▸ **Your task**
Copy, from the entries below, each line in which the string "standalone" appears.
══ Stored data ══
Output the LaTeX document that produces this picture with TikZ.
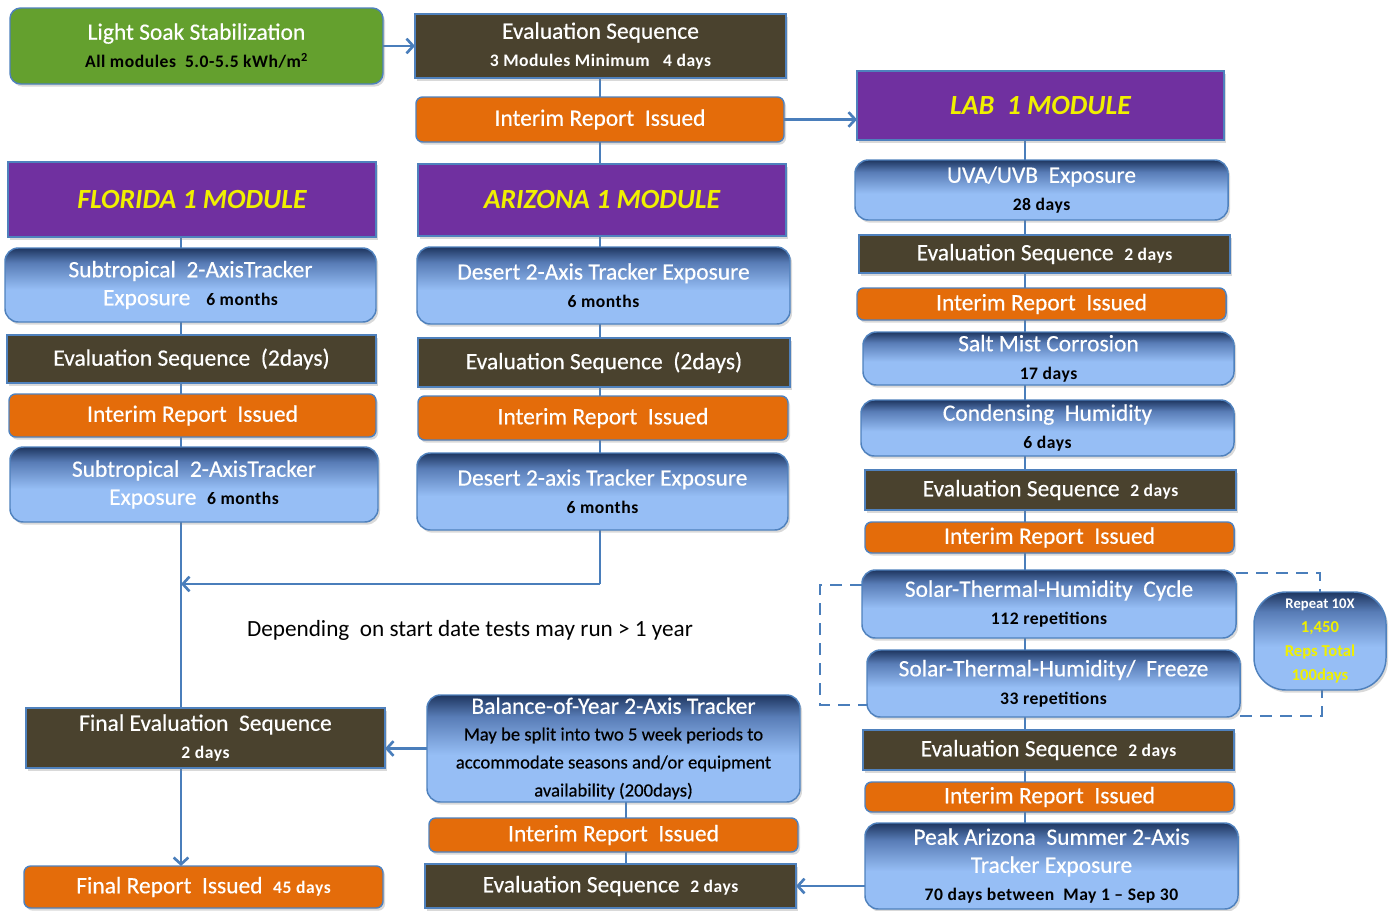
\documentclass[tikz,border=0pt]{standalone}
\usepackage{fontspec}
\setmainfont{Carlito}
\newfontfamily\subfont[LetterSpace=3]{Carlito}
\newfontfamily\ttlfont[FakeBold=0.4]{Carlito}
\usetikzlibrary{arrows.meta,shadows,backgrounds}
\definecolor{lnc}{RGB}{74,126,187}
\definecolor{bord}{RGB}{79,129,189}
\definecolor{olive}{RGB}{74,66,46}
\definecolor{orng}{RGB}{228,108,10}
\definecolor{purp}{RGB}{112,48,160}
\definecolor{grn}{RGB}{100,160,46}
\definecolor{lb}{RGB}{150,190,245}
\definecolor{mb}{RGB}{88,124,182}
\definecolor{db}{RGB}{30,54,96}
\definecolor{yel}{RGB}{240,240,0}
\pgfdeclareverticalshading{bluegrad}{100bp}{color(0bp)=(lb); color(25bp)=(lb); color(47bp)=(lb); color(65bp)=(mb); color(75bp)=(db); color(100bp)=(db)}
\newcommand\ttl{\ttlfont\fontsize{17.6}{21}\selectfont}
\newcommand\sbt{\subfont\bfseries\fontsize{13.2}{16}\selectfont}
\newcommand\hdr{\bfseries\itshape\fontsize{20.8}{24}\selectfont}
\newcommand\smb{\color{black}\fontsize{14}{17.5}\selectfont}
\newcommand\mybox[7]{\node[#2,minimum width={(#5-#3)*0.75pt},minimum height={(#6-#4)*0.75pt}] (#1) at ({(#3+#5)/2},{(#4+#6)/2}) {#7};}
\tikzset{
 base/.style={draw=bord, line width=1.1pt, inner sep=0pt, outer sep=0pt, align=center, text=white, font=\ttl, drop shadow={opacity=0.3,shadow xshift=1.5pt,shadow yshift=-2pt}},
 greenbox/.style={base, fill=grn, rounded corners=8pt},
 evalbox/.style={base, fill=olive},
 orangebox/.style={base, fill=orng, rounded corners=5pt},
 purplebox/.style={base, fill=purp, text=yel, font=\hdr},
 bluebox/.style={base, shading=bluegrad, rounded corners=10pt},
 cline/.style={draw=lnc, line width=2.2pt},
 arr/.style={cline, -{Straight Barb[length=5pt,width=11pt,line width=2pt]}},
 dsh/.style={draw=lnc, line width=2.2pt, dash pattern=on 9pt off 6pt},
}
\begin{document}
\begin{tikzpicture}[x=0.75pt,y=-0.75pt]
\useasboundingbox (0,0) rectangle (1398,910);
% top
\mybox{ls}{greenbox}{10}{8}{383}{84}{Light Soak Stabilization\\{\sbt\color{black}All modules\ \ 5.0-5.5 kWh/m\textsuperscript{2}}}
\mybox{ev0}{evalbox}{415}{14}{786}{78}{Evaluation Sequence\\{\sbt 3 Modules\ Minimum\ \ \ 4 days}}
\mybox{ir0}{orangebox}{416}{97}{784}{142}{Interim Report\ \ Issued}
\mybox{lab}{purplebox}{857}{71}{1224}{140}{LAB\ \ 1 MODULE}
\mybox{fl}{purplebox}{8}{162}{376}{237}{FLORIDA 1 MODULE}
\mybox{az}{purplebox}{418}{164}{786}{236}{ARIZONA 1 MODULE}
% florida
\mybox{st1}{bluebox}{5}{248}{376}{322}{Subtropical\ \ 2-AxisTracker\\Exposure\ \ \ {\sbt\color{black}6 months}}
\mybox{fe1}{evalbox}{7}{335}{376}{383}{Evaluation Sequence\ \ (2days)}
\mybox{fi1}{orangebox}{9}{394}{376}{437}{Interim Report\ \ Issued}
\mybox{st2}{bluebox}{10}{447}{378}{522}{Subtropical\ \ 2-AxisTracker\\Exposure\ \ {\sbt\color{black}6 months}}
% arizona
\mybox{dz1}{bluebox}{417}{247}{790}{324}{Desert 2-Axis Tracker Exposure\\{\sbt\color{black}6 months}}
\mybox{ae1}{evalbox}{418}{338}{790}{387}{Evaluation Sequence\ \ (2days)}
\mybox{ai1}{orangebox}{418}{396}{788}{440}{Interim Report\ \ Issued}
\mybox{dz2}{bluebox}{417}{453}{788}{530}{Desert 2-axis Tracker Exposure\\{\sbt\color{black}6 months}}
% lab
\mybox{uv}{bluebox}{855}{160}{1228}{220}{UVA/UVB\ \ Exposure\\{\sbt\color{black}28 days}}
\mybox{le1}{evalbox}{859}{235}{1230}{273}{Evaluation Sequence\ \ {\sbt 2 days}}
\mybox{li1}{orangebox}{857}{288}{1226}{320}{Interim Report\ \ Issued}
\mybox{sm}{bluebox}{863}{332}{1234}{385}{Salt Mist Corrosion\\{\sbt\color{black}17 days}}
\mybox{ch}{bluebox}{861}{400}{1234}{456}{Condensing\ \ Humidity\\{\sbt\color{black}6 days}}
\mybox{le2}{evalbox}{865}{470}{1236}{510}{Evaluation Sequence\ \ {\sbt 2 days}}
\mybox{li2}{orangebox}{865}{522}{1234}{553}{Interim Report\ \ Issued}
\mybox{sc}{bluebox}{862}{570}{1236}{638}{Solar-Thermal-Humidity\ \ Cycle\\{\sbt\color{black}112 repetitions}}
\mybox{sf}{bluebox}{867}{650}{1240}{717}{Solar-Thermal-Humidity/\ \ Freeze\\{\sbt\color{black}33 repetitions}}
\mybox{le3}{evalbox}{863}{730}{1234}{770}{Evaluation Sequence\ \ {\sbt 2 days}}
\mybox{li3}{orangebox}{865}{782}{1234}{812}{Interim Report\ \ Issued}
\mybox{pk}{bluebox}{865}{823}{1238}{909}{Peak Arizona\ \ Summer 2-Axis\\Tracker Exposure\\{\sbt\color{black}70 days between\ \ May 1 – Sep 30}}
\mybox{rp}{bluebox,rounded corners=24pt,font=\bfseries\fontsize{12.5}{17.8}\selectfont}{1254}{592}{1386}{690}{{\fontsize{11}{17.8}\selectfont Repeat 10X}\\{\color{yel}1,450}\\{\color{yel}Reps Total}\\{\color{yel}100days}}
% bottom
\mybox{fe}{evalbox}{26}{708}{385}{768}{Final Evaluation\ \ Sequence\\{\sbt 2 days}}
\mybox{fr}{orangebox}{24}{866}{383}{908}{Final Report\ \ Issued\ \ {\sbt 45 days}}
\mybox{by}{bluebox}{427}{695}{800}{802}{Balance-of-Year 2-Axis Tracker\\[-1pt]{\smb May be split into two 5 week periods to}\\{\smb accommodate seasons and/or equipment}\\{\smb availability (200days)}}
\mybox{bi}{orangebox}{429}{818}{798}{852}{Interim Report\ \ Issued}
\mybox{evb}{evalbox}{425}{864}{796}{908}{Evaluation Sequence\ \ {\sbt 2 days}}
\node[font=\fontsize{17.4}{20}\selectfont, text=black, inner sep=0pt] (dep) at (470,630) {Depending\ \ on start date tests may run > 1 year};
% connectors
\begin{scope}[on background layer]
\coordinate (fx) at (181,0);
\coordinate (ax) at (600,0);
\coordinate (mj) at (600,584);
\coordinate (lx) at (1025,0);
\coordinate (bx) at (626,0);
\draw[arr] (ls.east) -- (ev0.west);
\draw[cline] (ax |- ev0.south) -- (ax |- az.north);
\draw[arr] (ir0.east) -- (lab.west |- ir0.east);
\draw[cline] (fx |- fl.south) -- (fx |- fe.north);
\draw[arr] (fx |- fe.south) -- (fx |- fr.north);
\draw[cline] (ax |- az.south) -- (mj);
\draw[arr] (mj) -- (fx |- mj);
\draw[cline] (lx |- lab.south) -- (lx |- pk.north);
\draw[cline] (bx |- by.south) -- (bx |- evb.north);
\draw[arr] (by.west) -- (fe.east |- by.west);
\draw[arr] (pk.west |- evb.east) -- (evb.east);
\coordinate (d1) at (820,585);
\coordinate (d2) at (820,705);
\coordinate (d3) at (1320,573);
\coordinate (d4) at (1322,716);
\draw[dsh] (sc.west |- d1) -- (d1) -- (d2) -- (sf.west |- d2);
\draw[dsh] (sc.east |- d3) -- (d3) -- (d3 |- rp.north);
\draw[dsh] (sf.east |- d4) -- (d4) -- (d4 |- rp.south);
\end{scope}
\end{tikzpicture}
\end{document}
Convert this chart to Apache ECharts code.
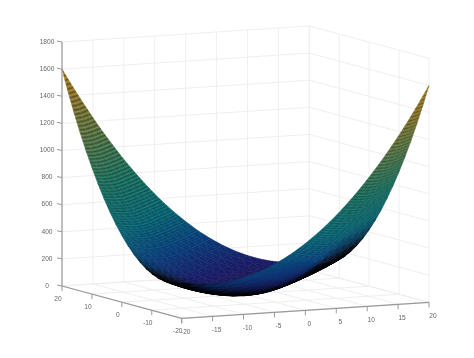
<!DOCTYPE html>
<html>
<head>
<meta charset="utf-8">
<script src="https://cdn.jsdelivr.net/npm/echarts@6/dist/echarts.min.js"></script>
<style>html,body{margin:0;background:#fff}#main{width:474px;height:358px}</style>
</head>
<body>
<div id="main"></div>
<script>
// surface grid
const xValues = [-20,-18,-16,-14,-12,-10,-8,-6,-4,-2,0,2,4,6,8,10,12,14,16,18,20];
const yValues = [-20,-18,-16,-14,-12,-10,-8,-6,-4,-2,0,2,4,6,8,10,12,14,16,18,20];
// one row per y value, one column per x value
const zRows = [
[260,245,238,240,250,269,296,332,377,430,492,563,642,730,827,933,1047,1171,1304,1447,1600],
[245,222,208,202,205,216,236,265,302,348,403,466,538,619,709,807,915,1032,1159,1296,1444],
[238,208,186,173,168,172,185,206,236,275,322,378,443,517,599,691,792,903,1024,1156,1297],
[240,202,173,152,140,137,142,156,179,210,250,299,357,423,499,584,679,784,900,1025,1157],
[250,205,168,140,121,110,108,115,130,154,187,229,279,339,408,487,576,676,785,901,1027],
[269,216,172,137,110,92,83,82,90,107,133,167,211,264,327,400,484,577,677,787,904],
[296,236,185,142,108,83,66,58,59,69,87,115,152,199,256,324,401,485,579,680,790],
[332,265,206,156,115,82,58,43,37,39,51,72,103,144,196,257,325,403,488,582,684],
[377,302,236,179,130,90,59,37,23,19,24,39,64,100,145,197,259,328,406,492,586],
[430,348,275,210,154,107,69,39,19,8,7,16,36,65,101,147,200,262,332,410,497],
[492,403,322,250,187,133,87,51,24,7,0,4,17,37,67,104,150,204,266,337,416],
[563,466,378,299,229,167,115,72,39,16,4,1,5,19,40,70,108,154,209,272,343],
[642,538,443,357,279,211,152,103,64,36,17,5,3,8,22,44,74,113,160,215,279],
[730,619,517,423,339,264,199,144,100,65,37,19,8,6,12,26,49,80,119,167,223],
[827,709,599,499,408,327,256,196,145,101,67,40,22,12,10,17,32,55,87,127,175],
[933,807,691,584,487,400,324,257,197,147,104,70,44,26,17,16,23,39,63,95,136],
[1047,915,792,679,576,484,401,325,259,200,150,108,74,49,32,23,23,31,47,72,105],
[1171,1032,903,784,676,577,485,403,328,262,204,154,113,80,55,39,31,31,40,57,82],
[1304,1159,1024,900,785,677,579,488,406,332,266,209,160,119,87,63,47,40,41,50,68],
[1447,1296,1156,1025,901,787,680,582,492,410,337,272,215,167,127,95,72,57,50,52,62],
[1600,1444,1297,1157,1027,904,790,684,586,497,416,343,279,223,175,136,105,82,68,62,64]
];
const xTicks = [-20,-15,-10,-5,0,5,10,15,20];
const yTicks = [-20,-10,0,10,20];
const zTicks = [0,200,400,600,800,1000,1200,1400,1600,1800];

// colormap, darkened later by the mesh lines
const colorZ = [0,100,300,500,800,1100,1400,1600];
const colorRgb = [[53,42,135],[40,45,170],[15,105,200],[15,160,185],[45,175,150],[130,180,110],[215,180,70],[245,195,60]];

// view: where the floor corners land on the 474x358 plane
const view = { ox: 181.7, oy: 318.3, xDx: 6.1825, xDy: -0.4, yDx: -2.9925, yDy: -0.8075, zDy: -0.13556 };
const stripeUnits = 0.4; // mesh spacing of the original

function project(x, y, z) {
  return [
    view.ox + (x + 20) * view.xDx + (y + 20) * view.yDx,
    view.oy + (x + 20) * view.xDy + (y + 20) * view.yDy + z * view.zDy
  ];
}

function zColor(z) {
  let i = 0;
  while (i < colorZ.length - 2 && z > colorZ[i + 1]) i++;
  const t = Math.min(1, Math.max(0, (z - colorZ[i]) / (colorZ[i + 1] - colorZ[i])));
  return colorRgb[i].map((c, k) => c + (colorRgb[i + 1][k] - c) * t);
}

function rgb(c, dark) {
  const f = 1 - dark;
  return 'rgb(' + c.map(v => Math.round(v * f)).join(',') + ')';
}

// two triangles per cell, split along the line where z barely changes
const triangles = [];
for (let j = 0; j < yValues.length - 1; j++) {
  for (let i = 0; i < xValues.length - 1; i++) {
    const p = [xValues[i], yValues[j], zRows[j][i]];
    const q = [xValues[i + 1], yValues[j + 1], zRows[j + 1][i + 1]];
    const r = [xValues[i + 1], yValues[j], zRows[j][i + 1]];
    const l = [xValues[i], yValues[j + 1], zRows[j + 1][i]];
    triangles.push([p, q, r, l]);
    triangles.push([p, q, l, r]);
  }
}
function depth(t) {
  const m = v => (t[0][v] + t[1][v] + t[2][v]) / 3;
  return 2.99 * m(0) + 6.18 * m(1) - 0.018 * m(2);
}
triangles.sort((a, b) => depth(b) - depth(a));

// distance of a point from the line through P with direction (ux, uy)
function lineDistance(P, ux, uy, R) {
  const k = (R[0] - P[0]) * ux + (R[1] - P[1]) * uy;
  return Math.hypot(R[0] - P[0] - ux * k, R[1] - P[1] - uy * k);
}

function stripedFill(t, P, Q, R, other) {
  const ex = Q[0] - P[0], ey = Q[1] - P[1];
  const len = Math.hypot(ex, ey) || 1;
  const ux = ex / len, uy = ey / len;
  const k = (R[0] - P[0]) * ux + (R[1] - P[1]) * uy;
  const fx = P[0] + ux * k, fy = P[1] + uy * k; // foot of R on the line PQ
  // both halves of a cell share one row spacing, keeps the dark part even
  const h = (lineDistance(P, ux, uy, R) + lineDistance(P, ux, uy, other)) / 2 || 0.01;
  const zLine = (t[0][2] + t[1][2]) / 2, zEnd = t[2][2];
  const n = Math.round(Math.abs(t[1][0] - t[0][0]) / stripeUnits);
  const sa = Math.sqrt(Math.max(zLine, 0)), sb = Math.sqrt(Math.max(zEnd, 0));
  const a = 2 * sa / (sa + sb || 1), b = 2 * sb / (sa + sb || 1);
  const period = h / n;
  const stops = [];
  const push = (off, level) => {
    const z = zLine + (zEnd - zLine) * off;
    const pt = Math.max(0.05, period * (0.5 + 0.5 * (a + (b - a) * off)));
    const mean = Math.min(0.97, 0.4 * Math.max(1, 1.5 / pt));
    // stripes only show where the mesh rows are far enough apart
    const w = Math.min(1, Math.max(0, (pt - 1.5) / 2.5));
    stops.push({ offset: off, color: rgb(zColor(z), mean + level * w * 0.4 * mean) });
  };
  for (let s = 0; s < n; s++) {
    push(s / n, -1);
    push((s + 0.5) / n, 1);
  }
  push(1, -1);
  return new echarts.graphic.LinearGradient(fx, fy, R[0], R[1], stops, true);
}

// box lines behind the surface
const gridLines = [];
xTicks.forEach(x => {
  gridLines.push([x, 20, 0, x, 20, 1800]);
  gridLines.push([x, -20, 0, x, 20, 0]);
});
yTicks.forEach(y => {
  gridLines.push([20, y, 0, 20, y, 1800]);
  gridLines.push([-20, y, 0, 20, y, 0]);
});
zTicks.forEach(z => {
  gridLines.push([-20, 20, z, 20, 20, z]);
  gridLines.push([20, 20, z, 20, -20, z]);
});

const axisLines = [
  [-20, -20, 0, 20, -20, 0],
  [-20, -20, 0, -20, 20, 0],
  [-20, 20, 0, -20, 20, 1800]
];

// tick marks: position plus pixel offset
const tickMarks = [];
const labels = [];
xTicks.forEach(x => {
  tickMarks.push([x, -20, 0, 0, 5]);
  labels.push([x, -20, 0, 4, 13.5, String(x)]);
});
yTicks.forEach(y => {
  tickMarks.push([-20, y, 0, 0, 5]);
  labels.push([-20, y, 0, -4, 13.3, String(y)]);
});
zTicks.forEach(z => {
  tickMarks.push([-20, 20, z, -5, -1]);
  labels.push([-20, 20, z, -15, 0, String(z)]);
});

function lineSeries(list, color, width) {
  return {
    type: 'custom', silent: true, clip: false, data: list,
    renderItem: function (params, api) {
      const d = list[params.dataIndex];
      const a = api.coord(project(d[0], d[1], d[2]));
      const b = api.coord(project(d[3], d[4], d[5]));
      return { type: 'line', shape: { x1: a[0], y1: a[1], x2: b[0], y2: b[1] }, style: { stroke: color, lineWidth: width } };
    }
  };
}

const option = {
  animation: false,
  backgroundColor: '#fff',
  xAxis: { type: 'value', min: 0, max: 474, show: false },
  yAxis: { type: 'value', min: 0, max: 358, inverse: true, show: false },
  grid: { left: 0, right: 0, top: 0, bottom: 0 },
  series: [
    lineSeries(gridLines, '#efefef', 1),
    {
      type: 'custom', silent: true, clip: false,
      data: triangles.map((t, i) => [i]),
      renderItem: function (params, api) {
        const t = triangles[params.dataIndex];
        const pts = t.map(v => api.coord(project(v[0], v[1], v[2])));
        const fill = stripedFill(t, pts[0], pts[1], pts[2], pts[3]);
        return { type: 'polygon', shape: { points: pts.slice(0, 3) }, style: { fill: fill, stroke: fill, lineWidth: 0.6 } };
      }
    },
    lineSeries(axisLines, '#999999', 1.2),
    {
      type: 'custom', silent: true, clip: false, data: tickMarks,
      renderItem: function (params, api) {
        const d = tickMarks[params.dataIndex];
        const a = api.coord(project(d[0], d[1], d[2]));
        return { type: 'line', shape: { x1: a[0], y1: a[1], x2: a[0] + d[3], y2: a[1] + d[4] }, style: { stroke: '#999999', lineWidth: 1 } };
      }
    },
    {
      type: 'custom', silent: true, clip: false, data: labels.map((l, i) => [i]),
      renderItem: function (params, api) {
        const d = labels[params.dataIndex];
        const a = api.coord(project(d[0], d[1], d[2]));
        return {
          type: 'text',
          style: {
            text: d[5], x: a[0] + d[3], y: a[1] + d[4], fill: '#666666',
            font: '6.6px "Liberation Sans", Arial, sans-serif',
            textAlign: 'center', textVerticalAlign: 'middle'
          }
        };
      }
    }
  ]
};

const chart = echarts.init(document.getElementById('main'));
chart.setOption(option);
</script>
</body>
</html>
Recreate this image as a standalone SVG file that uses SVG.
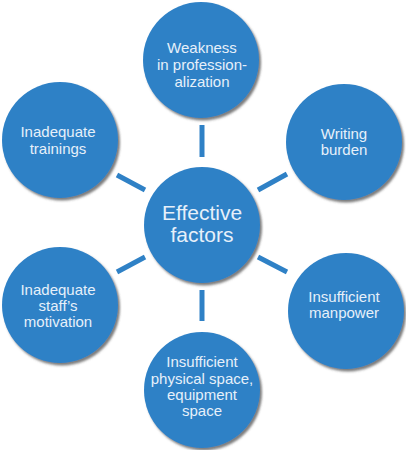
═══
▸ **Answer to this exercise**
\documentclass[tikz,border=0pt]{standalone}
Recreate this image as a standalone SVG file that uses SVG.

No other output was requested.